Another vast room was the one taken by Omega Audio Concepts from Camalò, another big-name brand in Italy but one I wasn’t aware of. They launched a new Class A/B monoblock, the Mono DNA as part of their top-range system which includes CD player and DAC (with separate power supply) and stunning 4-way Musa loudspeaker complete with external crossover, twin bass drivers, a pair of mids and a single, centrally-placed tweeter. Subs are in the base while the cabinet is totally isolated to disperse all energy into the room rather than try to absorb it. If the looks were good, the sounds were great and I was treated to some Pavarotti; it was if I were in the opera house, so realistic was the full and immersive soundstage. The company produces more modest systems, with all-in-one electronics and stylish speakers.

omega dna


Davide Perucchini started Oudimmo Acoustic Design in his garage, 10 years later he’s moved to 2,000 square-metre premises in Bergamo such has been the success of his mineral wool bass-traps to resolve acoustic issues. One of his best-known clients is Lamborghini who had a 80Hz issue affecting workers on the production line. For domestic use, panels can be disguised as wall clocks or art panels.


Sound of the Universe, or Sotu for short, had a prototype 2-way stand-mount reflex with a classic look and using an AMT tweeter from Germany. Expected price €2,300. Alongside were Rocco Girardi’s latest new pre/power units which are powered by capacitors acting as batteries. All-in-all an enjoyable sound.


Looking like upturned bathtubs, the Operly full-range horn loudspeakers packed a decent punch with real bottom-end grunt and great timing. At €45,000 a pair they create a full, detailed and fast sound. There was also a prototype tube amp, but details were minimal.


Who said tape was dead? Not only were pre-recorded cassettes being sold, new ones, but also both 7-inch (at 7.5ips) and 15ips on 10-inch reels of pre-recorded material.

tektron new

From Tektron Italia came the new Volcano solid state integrated stereo amp.
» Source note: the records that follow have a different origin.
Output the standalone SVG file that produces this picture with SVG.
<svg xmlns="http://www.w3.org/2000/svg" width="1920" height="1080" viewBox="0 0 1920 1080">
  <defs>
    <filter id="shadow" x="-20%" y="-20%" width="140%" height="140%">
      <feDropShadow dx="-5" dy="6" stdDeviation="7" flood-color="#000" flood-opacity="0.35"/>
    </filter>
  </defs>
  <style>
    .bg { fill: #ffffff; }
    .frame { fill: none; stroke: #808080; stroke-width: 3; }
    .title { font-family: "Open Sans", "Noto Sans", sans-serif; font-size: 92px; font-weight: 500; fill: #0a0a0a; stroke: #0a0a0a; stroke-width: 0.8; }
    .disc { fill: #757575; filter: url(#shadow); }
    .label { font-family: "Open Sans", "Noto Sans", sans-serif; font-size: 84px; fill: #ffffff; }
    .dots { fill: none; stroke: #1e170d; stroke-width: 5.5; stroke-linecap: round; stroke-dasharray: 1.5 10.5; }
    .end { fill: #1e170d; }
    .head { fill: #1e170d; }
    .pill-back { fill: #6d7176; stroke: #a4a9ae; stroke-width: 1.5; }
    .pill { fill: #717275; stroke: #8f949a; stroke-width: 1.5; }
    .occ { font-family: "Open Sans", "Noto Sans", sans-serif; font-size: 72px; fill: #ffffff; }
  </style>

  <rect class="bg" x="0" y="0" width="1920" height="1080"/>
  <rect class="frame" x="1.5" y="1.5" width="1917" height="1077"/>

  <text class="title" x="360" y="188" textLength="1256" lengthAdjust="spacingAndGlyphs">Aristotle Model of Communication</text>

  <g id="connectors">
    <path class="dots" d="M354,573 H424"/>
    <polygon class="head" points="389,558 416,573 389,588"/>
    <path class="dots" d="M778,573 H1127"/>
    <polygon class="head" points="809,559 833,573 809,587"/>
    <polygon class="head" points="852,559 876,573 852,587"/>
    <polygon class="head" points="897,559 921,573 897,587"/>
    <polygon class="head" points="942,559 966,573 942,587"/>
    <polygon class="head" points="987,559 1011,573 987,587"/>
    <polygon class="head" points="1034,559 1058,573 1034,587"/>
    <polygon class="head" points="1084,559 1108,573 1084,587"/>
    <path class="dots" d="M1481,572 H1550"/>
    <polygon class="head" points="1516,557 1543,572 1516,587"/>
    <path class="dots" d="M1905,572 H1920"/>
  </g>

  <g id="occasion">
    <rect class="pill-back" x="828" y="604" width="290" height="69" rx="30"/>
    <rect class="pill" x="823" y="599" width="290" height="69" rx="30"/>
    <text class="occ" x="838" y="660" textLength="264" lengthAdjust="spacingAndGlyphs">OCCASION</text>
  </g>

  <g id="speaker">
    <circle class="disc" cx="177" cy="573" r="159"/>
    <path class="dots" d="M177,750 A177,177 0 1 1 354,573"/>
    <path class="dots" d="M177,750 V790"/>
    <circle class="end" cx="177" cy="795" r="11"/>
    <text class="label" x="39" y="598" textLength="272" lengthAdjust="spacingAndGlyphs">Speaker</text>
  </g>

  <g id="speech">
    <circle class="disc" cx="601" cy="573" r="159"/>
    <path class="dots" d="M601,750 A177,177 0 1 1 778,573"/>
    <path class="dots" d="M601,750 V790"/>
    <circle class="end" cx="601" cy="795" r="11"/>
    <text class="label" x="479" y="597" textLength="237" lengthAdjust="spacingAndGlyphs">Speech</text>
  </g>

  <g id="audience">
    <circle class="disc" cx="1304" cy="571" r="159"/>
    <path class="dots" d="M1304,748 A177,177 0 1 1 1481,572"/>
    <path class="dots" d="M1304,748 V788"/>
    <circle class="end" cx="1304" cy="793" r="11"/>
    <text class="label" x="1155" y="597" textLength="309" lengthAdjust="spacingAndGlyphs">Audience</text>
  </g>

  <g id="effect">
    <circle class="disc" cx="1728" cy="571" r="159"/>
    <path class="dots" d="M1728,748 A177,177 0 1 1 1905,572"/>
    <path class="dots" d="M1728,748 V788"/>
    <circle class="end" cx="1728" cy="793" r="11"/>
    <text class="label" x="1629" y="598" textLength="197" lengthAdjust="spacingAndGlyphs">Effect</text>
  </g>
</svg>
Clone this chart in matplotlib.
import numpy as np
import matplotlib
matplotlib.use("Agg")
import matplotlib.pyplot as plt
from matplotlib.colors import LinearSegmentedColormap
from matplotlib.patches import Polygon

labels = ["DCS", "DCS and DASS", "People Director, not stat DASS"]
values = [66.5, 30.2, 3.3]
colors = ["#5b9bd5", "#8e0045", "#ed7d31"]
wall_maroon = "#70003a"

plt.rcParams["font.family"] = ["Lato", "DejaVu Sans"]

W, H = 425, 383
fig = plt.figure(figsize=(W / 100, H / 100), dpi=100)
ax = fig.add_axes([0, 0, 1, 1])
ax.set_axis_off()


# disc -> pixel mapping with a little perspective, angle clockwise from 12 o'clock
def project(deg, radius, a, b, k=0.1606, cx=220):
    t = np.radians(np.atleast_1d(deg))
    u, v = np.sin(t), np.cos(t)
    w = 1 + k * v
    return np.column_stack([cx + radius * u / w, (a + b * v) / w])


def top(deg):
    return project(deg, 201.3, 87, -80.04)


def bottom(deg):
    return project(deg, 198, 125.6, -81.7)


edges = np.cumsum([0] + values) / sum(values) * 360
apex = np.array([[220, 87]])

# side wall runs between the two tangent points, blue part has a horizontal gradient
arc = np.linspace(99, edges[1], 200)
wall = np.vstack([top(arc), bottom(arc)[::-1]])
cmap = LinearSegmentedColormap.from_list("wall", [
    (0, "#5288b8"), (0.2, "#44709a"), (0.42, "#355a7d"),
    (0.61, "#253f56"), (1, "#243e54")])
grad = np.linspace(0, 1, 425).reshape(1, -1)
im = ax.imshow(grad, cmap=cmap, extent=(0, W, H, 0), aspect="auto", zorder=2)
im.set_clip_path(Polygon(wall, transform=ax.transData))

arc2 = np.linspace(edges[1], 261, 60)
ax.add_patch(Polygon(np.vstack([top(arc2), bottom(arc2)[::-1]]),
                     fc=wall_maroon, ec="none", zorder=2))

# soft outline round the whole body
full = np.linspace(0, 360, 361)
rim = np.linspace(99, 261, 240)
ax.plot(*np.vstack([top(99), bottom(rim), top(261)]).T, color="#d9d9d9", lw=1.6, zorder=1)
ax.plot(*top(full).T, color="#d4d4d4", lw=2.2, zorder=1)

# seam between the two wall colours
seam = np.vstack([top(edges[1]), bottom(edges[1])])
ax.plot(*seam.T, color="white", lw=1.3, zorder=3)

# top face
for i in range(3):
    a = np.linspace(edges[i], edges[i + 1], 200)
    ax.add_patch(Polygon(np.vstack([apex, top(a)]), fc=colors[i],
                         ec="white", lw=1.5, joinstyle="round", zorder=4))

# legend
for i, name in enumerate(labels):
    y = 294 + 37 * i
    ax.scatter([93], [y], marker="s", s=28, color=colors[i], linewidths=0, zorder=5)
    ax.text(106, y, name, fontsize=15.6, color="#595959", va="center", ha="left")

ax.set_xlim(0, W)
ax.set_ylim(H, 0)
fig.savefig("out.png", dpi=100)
Rated 70W/ch (8-Ohms) it has an MM phono stage and relies on Exicon MosFets alongside Nichicon Japan capacitors and resistors by Vishay. Very stylish indeed and about to enter production.


I loved both the look and the sound of Audel’s Sicilian-made two-way stand mounts bolted to their tripod stands. The U-Basik 5/8 has SB Acoustics drivers in a reflex cabinet having a small front-firing port, and sells for around €2,200 a pair. The room was shared with M2Tech, an Italian company which eschews retailers and sells direct for best value. Thus, the Evo DAC3 is €875 shipped worldwide.

And with that the Sound of the Valves organised event was over for another year, with April 1st and 2nd 2023 already booked, at the same venue. If we are treated to as many delights then as we were at this one it will certainly be unmissable.